“A Wise Provincialism in Education”
Thomas Fleming in The Morality of Everyday Life warns of the dangers of devoting our
lives to universal abstractions like “the rights of man,” “compassion for suffering
humanity,” or “international relief and development.” Liberalism, generally, has made
much of such things, including the goal of “educational excellence for all” by means of
state standards and subsidies. What gets lost in the lofty rhetoric, invariably, is what we
might call local patriotism which, with its communal freedom and network of personal
loyalties, serves as the true matrix of virtue. In the excerpt below, Harvard’s Josiah
Royce (1855-1916) is the source for my title, “A Wise Provincialism in Education.”

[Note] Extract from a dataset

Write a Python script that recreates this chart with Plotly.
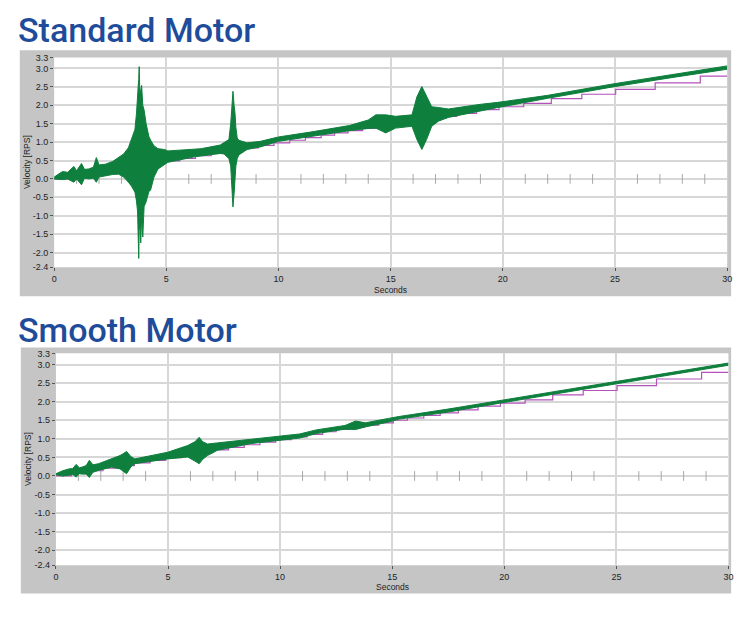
import plotly.graph_objects as go

W, H = 750, 628

# ---------------- data ----------------
# Standard Motor: measured velocity band (upper / lower envelope)
std_t  = [0.0, 0.2, 0.37, 0.6, 0.88, 1.0, 1.22, 1.35, 1.54, 1.75, 1.88, 2.0, 2.28, 2.6, 2.87,
          3.1, 3.31, 3.45, 3.6, 3.67, 3.72, 3.75, 3.77, 3.79, 3.82, 3.86, 3.9, 3.95, 4.01,
          4.1, 4.22, 4.3, 4.45, 4.63, 4.92, 5.07, 6.25, 6.54, 7.4, 7.57, 7.79, 7.87, 7.92,
          7.97, 8.02, 8.06, 8.1, 8.16, 8.23, 8.6, 9.19, 10.0, 11.5, 13.16, 14.0, 14.34, 14.78,
          15.22, 15.95, 16.17, 16.39, 16.6, 16.83, 17.13, 17.57, 19.04, 19.78, 22.0, 24.9,
          27.5, 30.0]
std_hi = [0.05, 0.12, 0.20, 0.18, 0.34, 0.22, 0.42, 0.26, 0.27, 0.32, 0.58, 0.38, 0.40, 0.47, 0.58,
          0.68, 0.85, 1.07, 1.34, 1.78, 2.50, 2.55, 2.70, 3.05, 2.30, 2.45, 2.54, 2.00, 1.87,
          1.50, 1.16, 1.05, 0.90, 0.82, 0.80, 0.76, 0.80, 0.82, 0.92, 0.98, 1.07, 1.50, 2.00,
          2.38, 2.00, 1.80, 1.40, 1.11, 1.05, 0.98, 1.02, 1.14, 1.28, 1.45, 1.60, 1.74, 1.74,
          1.70, 1.74, 2.23, 2.51, 2.23, 1.96, 1.94, 1.90, 2.03, 2.08, 2.27, 2.58,
          2.83, 3.07]
std_lo = [0.00, -0.01, -0.02, 0.00, -0.09, 0.00, -0.16, 0.02, 0.00, 0.02, -0.09, 0.05, 0.09, 0.12, 0.13,
          0.05, -0.09, -0.20, -0.36, -0.60, -0.90, -1.75, -2.16, -1.40, -1.20, -1.74, -1.00, -1.58, -0.75,
          -0.62, -0.35, -0.30, 0.05, 0.27, 0.40, 0.45, 0.60, 0.62, 0.69, 0.68, 0.55, 0.35, -0.30,
          -0.76, -0.40, 0.00, 0.35, 0.55, 0.65, 0.80, 0.87, 1.02, 1.16, 1.31, 1.37, 1.38, 1.25,
          1.38, 1.43, 1.07, 0.80, 1.07, 1.43, 1.57, 1.67, 1.85, 1.94, 2.19, 2.50,
          2.75, 2.98]

# Smooth Motor: measured velocity band (upper / lower envelope)
smooth_t  = [0.0, 0.3, 0.58, 0.75, 0.9, 1.05, 1.17, 1.35, 1.49, 1.65, 1.9, 2.49, 2.86, 3.0, 3.15,
             3.35, 3.52, 4.99, 5.88, 6.2, 6.39, 6.55, 6.76, 7.2, 8.67, 10.87, 11.61, 12.9, 13.37,
             13.8, 14.84, 15.3, 17.49, 20.0, 25.0, 30.0]
smooth_hi = [0.06, 0.14, 0.19, 0.20, 0.31, 0.22, 0.24, 0.28, 0.42, 0.30, 0.33, 0.46, 0.55, 0.60, 0.66,
             0.52, 0.46, 0.64, 0.82, 0.92, 1.04, 0.92, 0.86, 0.89, 0.98, 1.13, 1.24, 1.36, 1.48,
             1.43, 1.55, 1.60, 1.80, 2.05, 2.54, 3.04]
smooth_lo = [0.03, 0.00, 0.02, 0.04, -0.03, 0.06, 0.05, 0.05, -0.04, 0.10, 0.15, 0.24, 0.19, 0.12, 0.06,
             0.25, 0.33, 0.46, 0.51, 0.40, 0.33, 0.45, 0.55, 0.69, 0.87, 1.02, 1.14, 1.26, 1.25,
             1.32, 1.45, 1.53, 1.72, 1.98, 2.48, 2.98]

# Commanded velocity staircase (same for both motors)
cmd_t = [0.0, 0.7, 1.4, 2.1, 2.8, 3.5, 4.2, 4.9, 5.6, 6.3, 7.0, 7.7, 8.4, 9.1, 9.8, 10.5,
         11.2, 11.9, 12.5, 13.1, 13.75, 14.4, 15.05, 15.68, 16.41, 17.14, 17.95, 18.83,
         19.83, 20.93, 22.16, 23.52, 25.03, 26.79, 28.8, 30.0]
cmd_v = [0.0, 0.07, 0.14, 0.21, 0.28, 0.35, 0.42, 0.49, 0.56, 0.63, 0.70, 0.77, 0.84, 0.91, 0.98, 1.05,
         1.12, 1.19, 1.25, 1.31, 1.37, 1.43, 1.50, 1.56, 1.63, 1.70, 1.78, 1.88,
         1.96, 2.05, 2.18, 2.30, 2.43, 2.61, 2.79, 2.79]

# small tick marks drawn along the zero line
minor_ticks_t = [1, 2, 3, 4, 6, 7, 8, 9, 11, 12, 13, 14, 16, 17, 18, 19,
                 21, 22, 23, 24, 26, 27, 28, 29]

y_tickvals = [3.3, 3.0, 2.5, 2.0, 1.5, 1.0, 0.5, 0.0, -0.5, -1.0, -1.5, -2.0, -2.4]
y_ticktext = ["3.3", "3.0", "2.5", "2.0", "1.5", "1.0", "0.5", "0.0", "-0.5", "-1.0",
              "-1.5", "-2.0", "-2.4"]
x_tickvals = [0, 5, 10, 15, 20, 25, 30]
x_ticktext = ["0", "5", "10", "15", "20", "25", "30"]

titles = ["Standard Motor", "Smooth Motor"]

# ---------------- styling ----------------
GREEN = "#0f7f3d"
PURPLE = "#b352b9"
FRAME = "#c5c5c5"
GRID = "#d7d7d7"
BLUE = "#1f4c9a"
TXT = "#1e1e1e"
FONT = "Liberation Sans"


def px(x):
    return x / W


def py(y):
    return 1 - y / H


# panel geometry in pixels: frame box, plot box, title centre, label positions
panels = [
    dict(frame=(17, 46, 736, 296), plot=(51.7, 53.3, 732, 266.5), title_y=25,
         xlab_y=290, ylab_x=25),
    dict(frame=(18, 348, 736, 598), plot=(53.5, 354, 733.3, 569.2), title_y=330.5,
         xlab_y=591, ylab_x=26),
]

series = [(std_t, std_hi, std_lo), (smooth_t, smooth_hi, smooth_lo)]

fig = go.Figure()
shapes = []
annotations = []

for i, (p, (t, hi, lo)) in enumerate(zip(panels, series)):
    n = "" if i == 0 else str(i + 1)
    xa, ya = "x" + n, "y" + n
    fx0, fy0, fx1, fy1 = p["frame"]
    x0, y0, x1, y1 = p["plot"]
    shapes.append(dict(type="rect", xref="paper", yref="paper", layer="below",
                       x0=px(fx0), x1=px(fx1), y0=py(fy1), y1=py(fy0),
                       fillcolor=FRAME, line=dict(width=0)))
    shapes.append(dict(type="rect", xref="paper", yref="paper", layer="below",
                       x0=px(x0), x1=px(x1), y0=py(y1), y1=py(y0),
                       fillcolor="white", line=dict(width=0)))
    axis_common = dict(showgrid=True, gridcolor=GRID, gridwidth=1.5, zeroline=False,
                       showline=False, ticks="outside", ticklen=3, tickcolor="#555",
                       tickwidth=1, tickfont=dict(family=FONT, size=9, color=TXT),
                       fixedrange=True)
    fig.update_layout(**{
        ("xaxis" + n): dict(domain=[px(x0), px(x1)], range=[0, 30], anchor=ya,
                            tickmode="array", tickvals=x_tickvals, ticktext=x_ticktext,
                            **axis_common),
        ("yaxis" + n): dict(domain=[py(y1), py(y0)], range=[-2.4, 3.3], anchor=xa,
                            tickmode="array", tickvals=y_tickvals, ticktext=y_ticktext,
                            **axis_common),
    })
    # minor tick marks on the zero line
    fig.add_trace(go.Scatter(x=minor_ticks_t, y=[0] * len(minor_ticks_t), mode="markers",
                             marker=dict(symbol="line-ns", size=7,
                                         line=dict(color="#a8a8a8", width=1)),
                             xaxis=xa, yaxis=ya, hoverinfo="skip", showlegend=False))
    # commanded velocity staircase
    fig.add_trace(go.Scatter(x=cmd_t, y=cmd_v, mode="lines", line_shape="hv",
                             line=dict(color=PURPLE, width=1.2),
                             xaxis=xa, yaxis=ya, hoverinfo="skip", showlegend=False))
    # measured velocity band
    fig.add_trace(go.Scatter(x=t, y=lo, mode="lines", line=dict(color=GREEN, width=1),
                             xaxis=xa, yaxis=ya, hoverinfo="skip", showlegend=False))
    fig.add_trace(go.Scatter(x=t, y=hi, mode="lines", line=dict(color=GREEN, width=1),
                             fill="tonexty", fillcolor=GREEN,
                             xaxis=xa, yaxis=ya, hoverinfo="skip", showlegend=False))

    annotations.append(dict(text=titles[i], xref="paper", yref="paper",
                            x=px(13), y=py(p["title_y"]), xanchor="left", yanchor="middle",
                            showarrow=False,
                            font=dict(family="Roboto", size=34, weight=500, color=BLUE)))
    annotations.append(dict(text="Seconds", xref="paper", yref="paper",
                            x=px((x0 + x1) / 2), y=py(p["xlab_y"]), xanchor="center",
                            yanchor="middle", showarrow=False,
                            font=dict(family=FONT, size=8.5, color=TXT)))
    annotations.append(dict(text="Velocity [RPS]", xref="paper", yref="paper",
                            x=px(p["ylab_x"]), y=py((y0 + y1) / 2), xanchor="center",
                            yanchor="middle", textangle=-90, showarrow=False,
                            font=dict(family=FONT, size=8.5, color=TXT)))

fig.update_layout(autosize=True,
                  margin=dict(l=0, r=0, t=0, b=0),
                  paper_bgcolor="white", plot_bgcolor="white",
                  shapes=shapes, annotations=annotations, showlegend=False)

fig.write_html("out.html", config={"displayModeBar": False, "responsive": True},
               default_width="100vw", default_height="100vh",
               post_script="document.body.style.margin='0';"
                           "document.body.style.padding='0';"
                           "document.documentElement.style.overflow='hidden';"
                           "var gd=document.getElementById('{plot_id}');"
                           "gd.style.position='fixed';gd.style.top='0px';gd.style.left='0px';"
                           "gd.style.width='100vw';gd.style.height='100vh';"
                           "Plotly.Plots.resize(gd);")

Internationalists ask us to sacrifice family and friends and all our lesser loyalties to the
global idea. Josiah Royce, by contrast, made the principle of loyalty the basis of his
moral philosophy. Although Royce was a Harvard philosopher, he had learned a great
deal from his mother, whose diary of a westward trek he published. On that trek his
mother noticed that even strangers on a wagon train or in a mining camp could develop
into a little community whose members, loyal to the group, treated one another with
respect.
According to Royce, we begin by accepting the various petty responsibilities that may
be thrust upon us and, in the course of our lives, assume more and more loyalties. The
ultimate principle he called “loyalty to loyalty,” by which he meant a sort of Golden Rule
of obligation: In making decisions, we are to consider whether our acts will augment or
diminish the loyalty not just of ourselves, but of other people, even our adversaries.
At the very beginning of American philanthropy, Royce applied his principle to the
Carnegie Foundation’s effort to raise the standards of American colleges, and he
rejected the foundation’s universalism in favor of “a wise provincialism in education.” He
was all in favor of high standards, but there was no need for all the colleges in America
to have the same standards.
Royce feared the centralization of standards and power that would inevitably subvert
the lesser provincial loyalties that are always (whether in classical Greece, medieval
Italy, or frontier America) the foundation of a robust moral and cultural life. From this
point of view, there is an inevitable clash between loyalty to tradition and family and the
obedience that is owed to the state, especially when the state is bent on increasing its
power.
Today, it is to be lamented, such common sense may be lost on us. Perhaps we don’t
really trust our neighbors and thus prefer the supposed-quality that comes from
supposed-experts via central planning. But neither the UN, nor DC, nor the State of
Ohio can teach our children. It is doubtful they even care about them, other than as
taxpayers-to-be (tomorrow’s urban workforce living by mass consumption). Centralized
schooling (like most centralized things) can only enslave and impoverish us.